## TASK STATEMENT
Go through the records below from the first line and print each one exactly, stopping after the line that contains "410.5, 420.5, 364];". Do not print pictures or anything past that line.

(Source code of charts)
● ● ● ●

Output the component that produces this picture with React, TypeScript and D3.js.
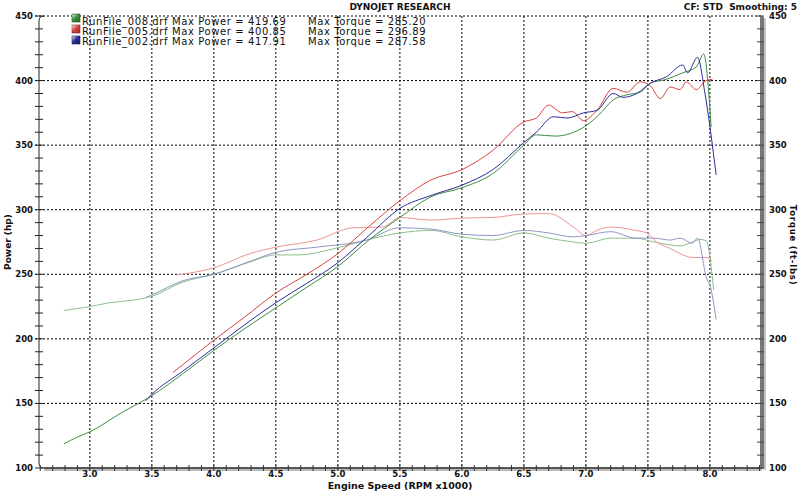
import React from 'react';
import * as d3 from 'd3';

// --- data (rpm x1000, hp / ft-lbs) ---
const runNames = ['RunFile_008.drf', 'RunFile_005.drf', 'RunFile_002.drf'];
const maxPower = ['419.69', '400.85', '417.91'];
const maxTorque = ['285.20', '296.89', '287.58'];

const rpm008Hp = [2.79, 2.9, 3.0, 3.25, 3.5, 3.75, 4.0, 4.25, 4.5, 4.75, 5.0, 5.25, 5.5, 5.75, 6.0, 6.25, 6.5, 6.6, 6.75, 7.0, 7.1, 7.22, 7.33, 7.44, 7.52, 7.65, 7.78, 7.89, 7.95, 8.01];
const hp008 = [118.6, 124, 128, 142.5, 156, 173, 191, 208, 224, 240, 256, 276.5, 294, 310, 317, 328, 350, 358, 357, 365, 373, 385, 389, 391, 398, 401, 406, 410.5, 420.5, 364];

const rpm005Hp = [3.67, 3.75, 4.0, 4.25, 4.5, 4.75, 5.0, 5.25, 5.5, 5.75, 6.0, 6.25, 6.5, 6.6, 6.7, 6.81, 6.89, 6.98, 7.09, 7.22, 7.33, 7.44, 7.52, 7.6, 7.68, 7.76, 7.81, 7.89, 7.97, 8.02];
const hp005 = [174, 180, 199, 217, 235.5, 250, 266, 287, 307, 323, 331, 346, 368, 371, 381, 375, 376, 369, 377, 394, 391, 399, 396, 386, 395, 393, 399, 393, 400, 401];

const rpm002Hp = [3.45, 3.5, 3.75, 4.0, 4.25, 4.5, 4.75, 5.0, 5.25, 5.5, 5.75, 6.0, 6.25, 6.5, 6.6, 6.74, 6.85, 6.98, 7.09, 7.22, 7.3, 7.41, 7.52, 7.65, 7.78, 7.82, 7.9, 7.96, 8.05];
const hp002 = [152, 157, 175, 193, 211, 228, 243, 259, 280, 301, 311, 319, 331, 352, 360, 372, 371, 375, 377, 390, 387, 390, 398, 403, 412, 406, 418, 390, 327];

const rpm008Tq = [2.79, 3.0, 3.16, 3.35, 3.5, 3.75, 4.0, 4.29, 4.5, 4.69, 4.96, 5.23, 5.5, 5.75, 6.0, 6.25, 6.5, 6.7, 6.9, 7.0, 7.2, 7.4, 7.55, 7.68, 7.76, 7.86, 7.92, 7.97, 8.03];
const tq008 = [222, 225, 228, 230, 233, 244, 250, 259.5, 265, 265, 269.6, 276.5, 282, 284, 279, 276.5, 282, 278, 275, 274, 278, 278, 275, 272.7, 272, 275, 277, 276, 238];

const rpm005Tq = [3.7, 4.0, 4.29, 4.5, 4.83, 5.12, 5.36, 5.5, 5.75, 6.0, 6.25, 6.5, 6.7, 6.9, 7.0, 7.09, 7.2, 7.4, 7.49, 7.57, 7.68, 7.76, 7.86, 7.97, 8.02];
const tq005 = [249.5, 255, 266, 271, 276.5, 286, 286.6, 294, 292, 293.5, 294, 296.7, 297, 286.6, 280, 284, 286.6, 284, 282, 275, 270, 266, 263, 263, 260];

const rpm002Tq = [3.45, 3.5, 3.75, 4.0, 4.29, 4.5, 4.83, 5.23, 5.5, 5.75, 6.0, 6.25, 6.5, 6.7, 6.9, 7.0, 7.2, 7.4, 7.55, 7.68, 7.76, 7.86, 7.9, 7.97, 8.01, 8.05];
const tq002 = [232, 234, 245, 250, 260, 267, 271, 276.5, 286, 285, 281, 280, 284, 282, 279, 280, 283, 278, 278, 276.5, 278, 274, 278, 248, 238, 215];

const xTicks = [3.0, 3.5, 4.0, 4.5, 5.0, 5.5, 6.0, 6.5, 7.0, 7.5, 8.0];
const yTicks = [100, 150, 200, 250, 300, 350, 400, 450];

const runColors = ['#3d8f3d', '#d8443e', '#2c2c98'];
const torqueColors = ['#8cbf8c', '#ee9494', '#8d97c6'];

const W = 800;
const H = 494;
const FONT = '"DejaVu Sans", Verdana, sans-serif';

const zip = (xs: number[], ys: number[]) => xs.map((r, i) => [r, ys[i]] as [number, number]);

const App: React.FC = () => {
  const x = d3.scaleLinear().domain([2.59, 8.42]).range([39, 762]);
  const y = d3.scaleLinear().domain([100, 450]).range([468, 16]);

  const line = d3.line<[number, number]>()
    .x(d => x(d[0]))
    .y(d => y(d[1]))
    .curve(d3.curveMonotoneX);

  const powerSeries = [zip(rpm008Hp, hp008), zip(rpm005Hp, hp005), zip(rpm002Hp, hp002)];
  const torqueSeries = [zip(rpm008Tq, tq008), zip(rpm005Tq, tq005), zip(rpm002Tq, tq002)];

  const [x0, x1] = x.range();
  const [yb, yt] = y.range();

  const minorY = d3.range(100, 451, 10);
  const minorX = d3.range(26, 85, 1).map(v => v / 10);

  return (
    <svg width={W} height={H} style={{ position: 'absolute', left: 0, top: 0, background: '#fff' }} fontFamily={FONT}>
      <defs>
        {runColors.map((c, i) => (
          <linearGradient key={i} id={`sq${i}`} x1="0" y1="0" x2="1" y2="1">
            <stop offset="0" stopColor="#fff" />
            <stop offset="0.45" stopColor={c} />
            <stop offset="1" stopColor={d3.color(c)!.darker(1).toString()} />
          </linearGradient>
        ))}
      </defs>

      {/* header */}
      <text x={400} y={9.5} textAnchor="middle" fontSize={9} fontWeight="bold" fill="#111">DYNOJET RESEARCH</text>
      <text x={797} y={9.5} textAnchor="end" fontSize={9} fontWeight="bold" fill="#111" style={{ whiteSpace: 'pre' }}>CF: STD  Smoothing: 5</text>

      {/* grid */}
      {xTicks.map(t => (
        <line key={`gx${t}`} x1={x(t)} x2={x(t)} y1={yt} y2={yb} stroke="#000" strokeWidth={1} strokeDasharray="2,2" />
      ))}
      {yTicks.filter(t => t > 100).map(t => (
        <line key={`gy${t}`} x1={35} x2={x1} y1={y(t)} y2={y(t)} stroke="#000" strokeWidth={1} strokeDasharray="2,2" />
      ))}

      {/* left minor ticks */}
      {minorY.map(t => (
        <line key={`ly${t}`} x1={35} x2={43} y1={y(t)} y2={y(t)} stroke="#222" strokeWidth={1} />
      ))}

      {/* frame: left axis with rounded corners */}
      <path d={`M${x0 + 5},${yt} Q${x0},${yt} ${x0},${yt + 5} L${x0},${yb - 5} Q${x0},${yb} ${x0 + 5},${yb}`} fill="none" stroke="#222" strokeWidth={1} />
      {/* bottom axis with shadow */}
      <line x1={x0 + 5} x2={x1} y1={yb + 2} y2={yb + 2} stroke="#bbb" strokeWidth={2} />
      <line x1={x0 + 5} x2={x1} y1={yb} y2={yb} stroke="#555" strokeWidth={2} />
      {minorX.map(t => (
        <line key={`bx${t}`} x1={x(t)} x2={x(t)} y1={yb - 3} y2={yb + 3} stroke="#333" strokeWidth={1} />
      ))}
      {/* right axis: thick gray bar */}
      <rect x={x1 + 1} y={yt + 2} width={3} height={yb - yt} fill="#c4c4c4" rx={1.5} />
      <rect x={x1 - 2} y={yt} width={4} height={yb - yt + 1} fill="#777" rx={2} />
      {minorY.map(t => (
        <line key={`ry${t}`} x1={x1 - 5} x2={x1 + 2} y1={y(t)} y2={y(t)} stroke="#444" strokeWidth={1} />
      ))}

      {/* torque curves */}
      {torqueSeries.map((s, i) => (
        <path key={`tq${i}`} d={line(s) ?? ''} fill="none" stroke={torqueColors[i]} strokeWidth={1} />
      ))}
      {/* power curves */}
      {powerSeries.map((s, i) => (
        <path key={`hp${i}`} d={line(s) ?? ''} fill="none" stroke={runColors[i]} strokeWidth={1} />
      ))}

      {/* y labels left and right */}
      {yTicks.map(t => (
        <text key={`yl${t}`} x={33} y={y(t) + 3} textAnchor="end" fontSize={8.5} fontWeight="bold" fill="#111">{t}</text>
      ))}
      {yTicks.map(t => (
        <text key={`yr${t}`} x={769} y={y(t) + 3} textAnchor="start" fontSize={8.5} fontWeight="bold" fill="#111">{t}</text>
      ))}
      {/* x labels */}
      {xTicks.map(t => (
        <text key={`xl${t}`} x={x(t)} y={477} textAnchor="middle" fontSize={8.5} fontWeight="bold" fill="#111">{t.toFixed(1)}</text>
      ))}

      {/* axis titles */}
      <text x={400} y={489} textAnchor="middle" fontSize={9.5} fontWeight="bold" fill="#111">Engine Speed (RPM x1000)</text>
      <text transform="translate(11,242) rotate(-90)" textAnchor="middle" fontSize={9} fontWeight="bold" fill="#111">Power (hp)</text>
      <text transform="translate(790,245) rotate(90)" textAnchor="middle" fontSize={8.5} fontWeight="bold" letterSpacing={0.8} fill="#111">Torque (ft-lbs)</text>

      {/* legend */}
      {runNames.map((n, i) => (
        <g key={n}>
          <rect x={72} y={14 + i * 11} width={8} height={8} fill={`url(#sq${i})`} stroke={d3.color(runColors[i])!.darker(1.5).toString()} strokeWidth={0.6} />
          <text x={82} y={25 + i * 10} fontSize={10} letterSpacing={0.6} fill="#111">{`${n} Max Power = ${maxPower[i]}`}</text>
          <text x={308} y={25 + i * 10} fontSize={10} letterSpacing={0.6} fill="#111">{`Max Torque = ${maxTorque[i]}`}</text>
        </g>
      ))}
    </svg>
  );
};

export default App;
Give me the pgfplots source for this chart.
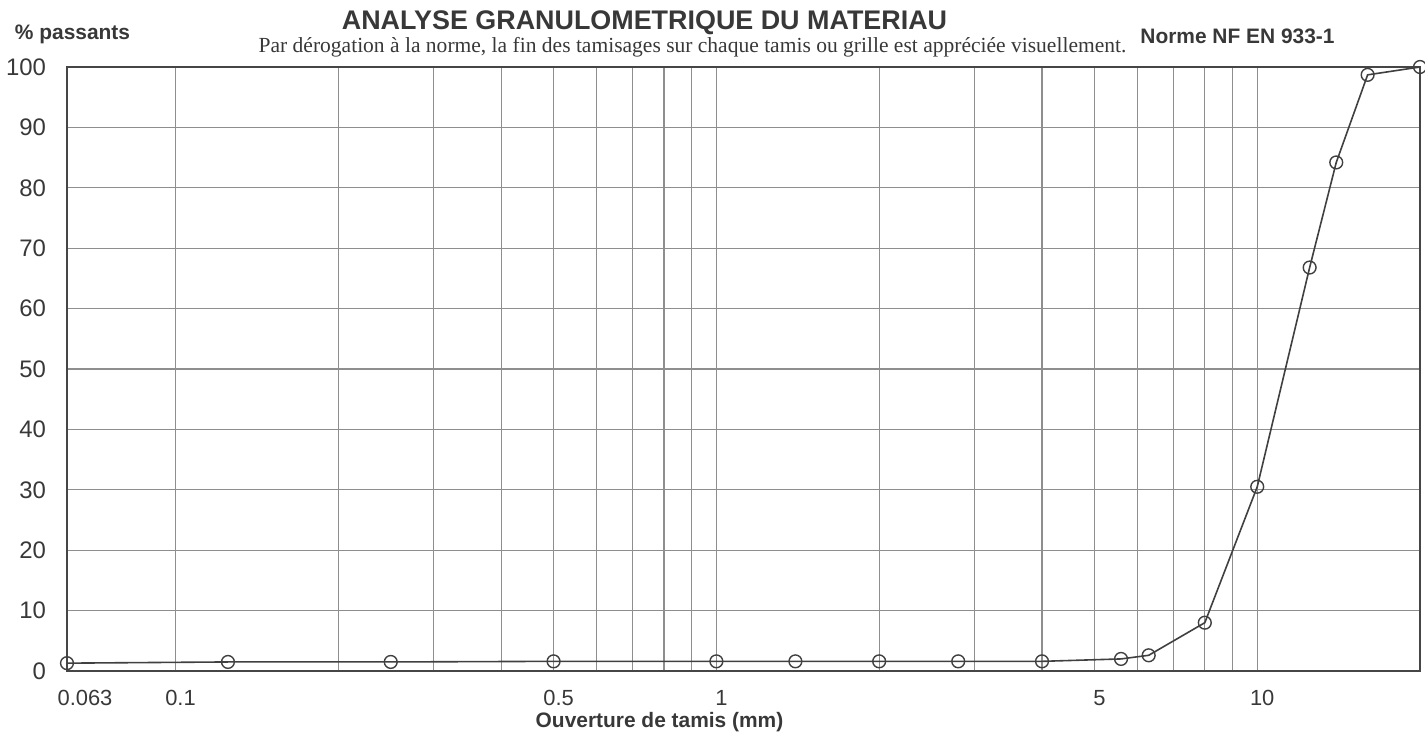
\documentclass[border=0pt]{standalone}
\usepackage{fontspec}
\setmainfont{Liberation Serif}
\setsansfont{Liberation Sans}
\usepackage{pgfplots}
\pgfplotsset{compat=1.18}
\definecolor{txt}{HTML}{383838}
\definecolor{gridc}{HTML}{8E8E8E}
\definecolor{linec}{HTML}{404040}
\pgfplotstableread{
x y
0.063 1.3
0.125 1.5
0.25 1.5
0.5 1.6
1 1.6
1.4 1.6
2 1.6
2.8 1.6
4 1.6
5.6 2.0
6.3 2.6
8 8.0
10 30.5
12.5 66.8
14 84.2
16 98.7
20 100
}\datatable
\begin{document}
\begin{tikzpicture}[x=1bp,y=1bp]
\useasboundingbox (-33.5,-30) rectangle (679,335.5);
\begin{axis}[
 at={(0,0)}, anchor=south west, scale only axis,
 width=676.5bp, height=302bp,
 xmode=log, log basis x=10,
 xmin=0.063, xmax=20, ymin=0, ymax=100,
 xtick={0.1,0.5,1,5,10}, xticklabels={0.1,0.5,1,5,10},
 extra x ticks={0.063}, extra x tick labels={0.063},
 extra x tick style={grid=none, xticklabel style={xshift=6.5bp}},
 minor xtick={0.2,0.3,0.4,0.6,0.7,0.8,0.9,2,3,4,6,7,8,9},
 ytick={0,10,...,100},
 grid=both,
 major grid style={gridc, line width=0.6bp},
 minor grid style={gridc, line width=0.6bp},
 major tick length=0pt, minor tick length=0pt,
 axis line style={draw=gray!55!black, line width=1.2bp},
 tick label style={font=\sffamily\fontsize{11}{12}\selectfont, text=txt},
 yticklabel style={font=\sffamily\fontsize{12}{13}\selectfont, xshift=-7bp},
 xticklabel style={xshift=2.5bp, yshift=-6bp},
 /pgf/number format/assume math mode=true,
 clip=false,
]
\addplot[linec, line width=0.8bp, mark=o, mark size=3.2bp, mark options={solid, line width=0.7bp, draw=linec}] table[x=x,y=y] {\datatable};
\end{axis}
\node[font=\sffamily\bfseries\fontsize{13.5}{15}\selectfont, text=txt] at (288.75,324) {ANALYSE GRANULOMETRIQUE DU MATERIAU};
\node[font=\rmfamily\fontsize{10.8}{12}\selectfont, text=txt] at (312.75,312) {Par dérogation à la norme, la fin des tamisages sur chaque tamis ou grille est appréciée visuellement.};
\node[font=\sffamily\bfseries\fontsize{10.5}{12}\selectfont, text=txt] at (585.25,317.5) {Norme NF EN 933-1};
\node[font=\sffamily\bfseries\fontsize{10.5}{12}\selectfont, text=txt] at (2.75,318.5) {\% passants};
\node[font=\sffamily\bfseries\fontsize{10.5}{12}\selectfont, text=txt] at (296.25,-25.5) {Ouverture de tamis (mm)};
\end{tikzpicture}
\end{document}
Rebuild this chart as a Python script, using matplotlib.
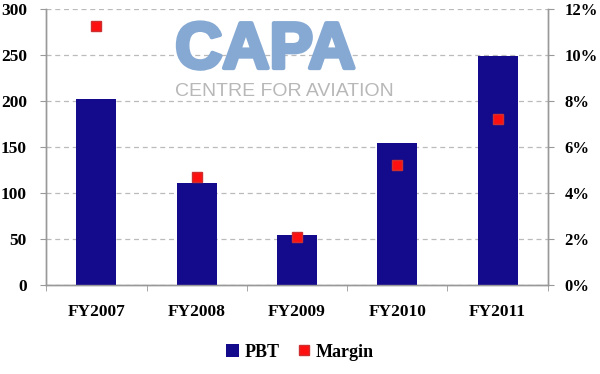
import matplotlib.pyplot as plt
import matplotlib.patheffects as pe
import numpy as np
from matplotlib.ticker import FuncFormatter

# data
years = ["FY2007", "FY2008", "FY2009", "FY2010", "FY2011"]
pbt = [202, 111, 54, 154, 249]
margin = [11.25, 4.7, 2.1, 5.2, 7.2]

plt.rcParams['font.family'] = ['Liberation Serif', 'DejaVu Serif']

fig = plt.figure(figsize=(6, 3.74), dpi=100)
ax = fig.add_axes([0.077, 0.238, 0.836, 0.738])
x = np.arange(len(years))

ax.bar(x, pbt, width=0.4, color='#140a8c', zorder=3, label='PBT')
ax.set_ylim(0, 300)
ax.set_yticks(range(0, 301, 50))
ax.set_xlim(-0.5, len(years) - 0.5)
ax.set_xticks(x)
ax.set_xticklabels(years)
ax.set_xticks(np.arange(-0.5, len(years)), minor=True)
ax.tick_params(axis='x', which='major', length=0, pad=14)
ax.tick_params(axis='x', which='minor', length=4, color='#999999')
ax.tick_params(axis='y', length=4, color='#999999', pad=10)
ax.grid(axis='y', linestyle=(0, (4, 3)), color='#bbbbbb', linewidth=0.9, zorder=0)

ax2 = ax.twinx()
ax2.plot(x, margin, 's', color='#ff1010', markeredgecolor='#cc3030',
         markersize=7, zorder=4, label='Margin')
ax2.set_ylim(0, 12)
ax2.set_yticks(range(0, 13, 2))
ax2.yaxis.set_major_formatter(FuncFormatter(lambda v, p: "%d%%" % v))
ax2.tick_params(axis='y', length=4, color='#999999', pad=8)

for a in (ax, ax2):
    a.spines['top'].set_visible(False)
    for s in ('left', 'right', 'bottom'):
        a.spines[s].set_color('#999999')
        a.spines[s].set_linewidth(1.0)
    for lab in a.get_xticklabels() + a.get_yticklabels():
        lab.set_fontweight('bold')
        lab.set_fontsize(12.5)
for lab in ax2.get_yticklabels():
    lab.set_fontsize(12)

# watermark
fig.text(0.292, 0.818, "CAPA", fontsize=47, fontweight='bold', color='#86a9d3',
         family='Liberation Sans', zorder=5,
         path_effects=[pe.withStroke(linewidth=3, foreground='#86a9d3')])
fig.text(0.292, 0.742, "CENTRE FOR AVIATION", fontsize=14, color='#b8b8b8',
         family='Liberation Sans', zorder=5)

h1, l1 = ax.get_legend_handles_labels()
h2, l2 = ax2.get_legend_handles_labels()
leg = fig.legend(h1 + h2, l1 + l2, loc='center', bbox_to_anchor=(0.5, 0.058),
                 ncol=2, frameon=False, handlelength=0.7, handleheight=0.7,
                 handletextpad=0.3, columnspacing=1.0,
                 prop={'weight': 'bold', 'size': 13})

fig.savefig("out.png", dpi=100)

● ● ● ●

## EXERCISE ANSWER
Output the component that produces this picture with React, TypeScript and D3.js.
import React from 'react';
import * as d3 from 'd3';

// --- data (rpm x1000, hp / ft-lbs) ---
const runNames = ['RunFile_008.drf', 'RunFile_005.drf', 'RunFile_002.drf'];
const maxPower = ['419.69', '400.85', '417.91'];
const maxTorque = ['285.20', '296.89', '287.58'];

const rpm008Hp = [2.79, 2.9, 3.0, 3.25, 3.5, 3.75, 4.0, 4.25, 4.5, 4.75, 5.0, 5.25, 5.5, 5.75, 6.0, 6.25, 6.5, 6.6, 6.75, 7.0, 7.1, 7.22, 7.33, 7.44, 7.52, 7.65, 7.78, 7.89, 7.95, 8.01];
const hp008 = [118.6, 124, 128, 142.5, 156, 173, 191, 208, 224, 240, 256, 276.5, 294, 310, 317, 328, 350, 358, 357, 365, 373, 385, 389, 391, 398, 401, 406, 410.5, 420.5, 364];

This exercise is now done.